Damit meint er vor allem die Bewohner. Doch das gemeinsame Leben verändert nicht nur sie. Viele Assistenten berichten, der Kontakt mit den Bewohnern habe auch ihr Leben sehr bereichert. Allerdings ist das Gemeinschaftsleben beileibe nicht immer einfach, betonen alle Landsberger Arche-Mitarbeiter. Assistent Thomas Eggers hat sein Leben in der Arche mehrfach grundlegend infrage gestellt:
"In den zwölf Jahren hat es öfters auch Zeiten gegeben, wo ich mich gefragt habe, warum mache ich das, warum tue ich mir das an. Und wäre manchmal auch am liebsten gegangen."

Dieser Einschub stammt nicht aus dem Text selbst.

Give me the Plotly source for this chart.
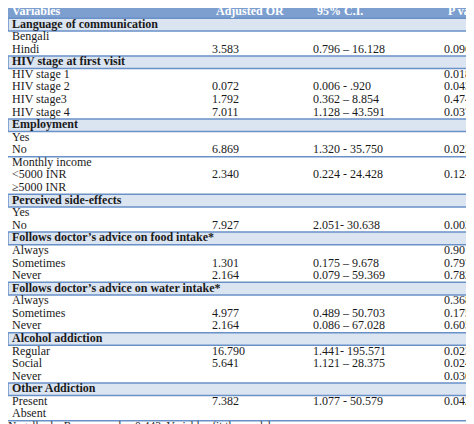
import plotly.graph_objects as go

header = ["Variables", "Adjusted OR", "95% C.I.", "P value"]
labels = ["Language of communication", "Bengali", "Hindi",
          "HIV stage at first visit", "HIV stage 1", "HIV stage 2", "HIV stage3", "HIV stage 4",
          "Employment", "Yes", "No",
          "Monthly income", "<5000 INR", "≥5000 INR",
          "Perceived side-effects", "Yes", "No",
          "Follows doctor’s advice on food intake*", "Always", "Sometimes", "Never",
          "Follows doctor’s advice on water intake*", "Always", "Sometimes", "Never",
          "Alcohol addiction", "Regular", "Social", "Never",
          "Other Addiction", "Present", "Absent"]
odds = ["", "", "3.583", "", "", "0.072", "1.792", "7.011", "", "", "6.869", "", "2.340", "",
        "", "", "7.927", "", "", "1.301", "2.164", "", "", "4.977", "2.164", "", "16.790", "5.641", "",
        "", "7.382", ""]
ci = ["", "", "0.796 – 16.128", "", "", "0.006 - .920", "0.362 – 8.854", "1.128 – 43.591", "", "",
      "1.320 - 35.750", "", "0.224 - 24.428", "", "", "", "2.051- 30.638", "", "", "0.175 – 9.678",
      "0.079 – 59.369", "", "", "0.489 – 50.703", "0.086 – 67.028", "", "1.441- 195.571",
      "1.121 – 28.375", "", "", "1.077 - 50.579", ""]
pvals = ["", "", "0.096", "", "0.018", "0.043*", "0.474", "0.037*", "", "", "0.022*", "", "0.124", "",
         "", "", "0.003*", "", "0.901", "0.797", "0.782", "", "0.368", "0.175", "0.605", "",
         "0.023*", "0.024*", "0.036", "", "0.042*", ""]
sections = ["Language of communication", "HIV stage at first visit", "Employment",
            "Perceived side-effects", "Follows doctor’s advice on food intake*",
            "Follows doctor’s advice on water intake*", "Alcohol addiction", "Other Addiction"]
footnote = "Nagelkerke R square value 0.443. Variables fit the model."

col_x = [4, 204, 305, 436]
font = "Liberation Serif"
line_c = "#6a90c8"

fig = go.Figure()
shapes = []
shapes.append(dict(type="rect", xref="x", yref="y", x0=0, x1=474, y0=-0.6, y1=0.5,
                   fillcolor="#7d9fd0", line_width=0, layer="below"))
rows_y = list(range(1, len(labels) + 1))
for lab, y in zip(labels, rows_y):
    if lab in sections:
        shapes.append(dict(type="rect", xref="x", yref="y", x0=0, x1=474, y0=y - 0.5, y1=y + 0.5,
                           fillcolor="#dbe4f1", line=dict(color=line_c, width=1.5), layer="below"))
    if lab == "Monthly income":
        shapes.append(dict(type="line", xref="x", yref="y", x0=0, x1=474, y0=y - 0.5, y1=y - 0.5,
                           line=dict(color=line_c, width=1.5)))
shapes.append(dict(type="line", xref="x", yref="y", x0=0, x1=474, y0=len(labels) + 0.5,
                   y1=len(labels) + 0.5, line=dict(color=line_c, width=1.5)))

for x, h in zip(col_x, header):
    fig.add_trace(go.Scatter(x=[x if h == "Variables" else x + 4], y=[0], mode="text", text=[f"<b>{h}</b>"],
                             textposition="middle right", cliponaxis=False,
                             textfont=dict(family=font, size=12, color="white"),
                             showlegend=False, hoverinfo="skip"))

texts = [f"<b>{l}</b>" if l in sections else l for l in labels]
for x, col in zip(col_x, [texts, odds, ci, pvals]):
    fig.add_trace(go.Scatter(x=[x] * len(col), y=rows_y, mode="text", text=col,
                             textposition="middle right", cliponaxis=False,
                             textfont=dict(family=font, size=12, color="#1a1a1a"),
                             showlegend=False, hoverinfo="skip"))
fig.add_trace(go.Scatter(x=[0], y=[len(labels) + 1], mode="text", text=[footnote],
                         textposition="middle right", cliponaxis=False,
                         textfont=dict(family=font, size=11.5, color="#1a1a1a"),
                         showlegend=False, hoverinfo="skip"))

fig.update_layout(width=474, height=424, margin=dict(l=0, r=0, t=0, b=0),
                  paper_bgcolor="white", plot_bgcolor="white", shapes=shapes,
                  xaxis=dict(range=[0, 474], visible=False, fixedrange=True),
                  yaxis=dict(range=[33.4, -0.32], visible=False, fixedrange=True))
fig.write_html("out.html")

Das lag vor allem an persönlichen Krisen und an Entscheidungen der jeweiligen Gemeinschaft, mit denen Eggers große Probleme hatte. Letztlich hat er aber immer wieder gemerkt, dass das Leben in der Arche ihn trotz aller Schwierigkeiten sehr erfüllt. Und auch Bewohnerin Linde geht es so:
"Ich finde, dass ich jetzt total offen zu neuen Leuten bin und hilfsbereit und ich bin glücklich mit mir."